Being autistic is like my own alien culture and it’s hard to relate to the normal/typical way. Fortunately, with the worldwide web, more and more people like me are being connected and forming shared living experiences. We can now exchange in a culture that we are comfortable with. All thanks to the internet and technology!
A fact from the book that I really relate to: You can understand that an alien sent to study life on Earth would think cars were the dominant life-form. I have a hard time driving now and always wonder to myself, “where are all these people going?” And when I am flustered by all the cars while walking down my busy street, “where are all the people?”.

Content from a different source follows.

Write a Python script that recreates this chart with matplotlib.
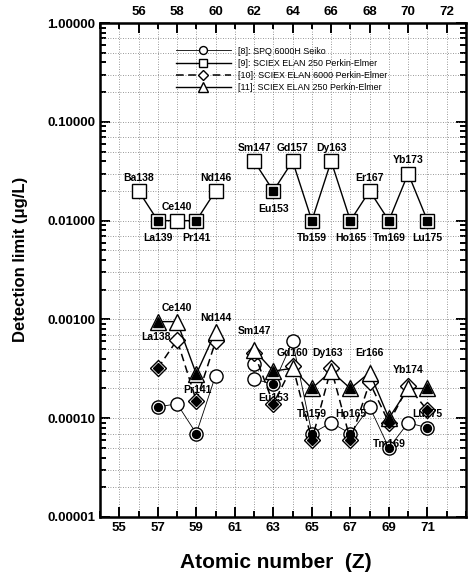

I like the idea of being outside of one’s comfort zone, since that is me most of the time, and observing like I am on a different planet. I most often feel like an alien on an alien planet.
I am amazed by Douglas Adams ability to predict many of the future (now current) technologies. Wikipedia is one of my favorite online reading forums, so in a sense, the HG2G book is something I can relate to. I like facts and I appreciate them being referenced.
Overall, there are many eccentric and outlandish commentaries in the book that I can agree with, through my own life learnings. That if you ever discover why the universe is here, it could be replaced by something even more bizarre and inexplicable. It’s like the more I learn and grow, really, the less I know.
Yes, the number 42 is everywhere. I find the number 133 constantly in my life.
—--
In regards to the book’s relation to this class, I understand the connection on a multitude of levels: entering a new territory of learning with heaps of information, not enough time to process, need to quickly implement/complete/submit, and numerous challenges to be faced. Yet, to take it with ease and not worry (Don’t Panic) is the best strategy to embrace because usually it all works out alright. But for me, that takes a lot of control out of my hands, which I don’t like to be in that state anymore, due to too many adverse experiences and it affects my nervous system in every minute way. I still remind myself to calm down, but I want to avoid these types of activities if I can nowadays.
Being autistic is like my own alien culture and it’s hard to relate to the normal/typical way. Fortunately, with the worldwide web, more and more people like me are being connected and forming shared living experiences. We can now exchange in a culture that we are comfortable with. All thanks to the internet and technology!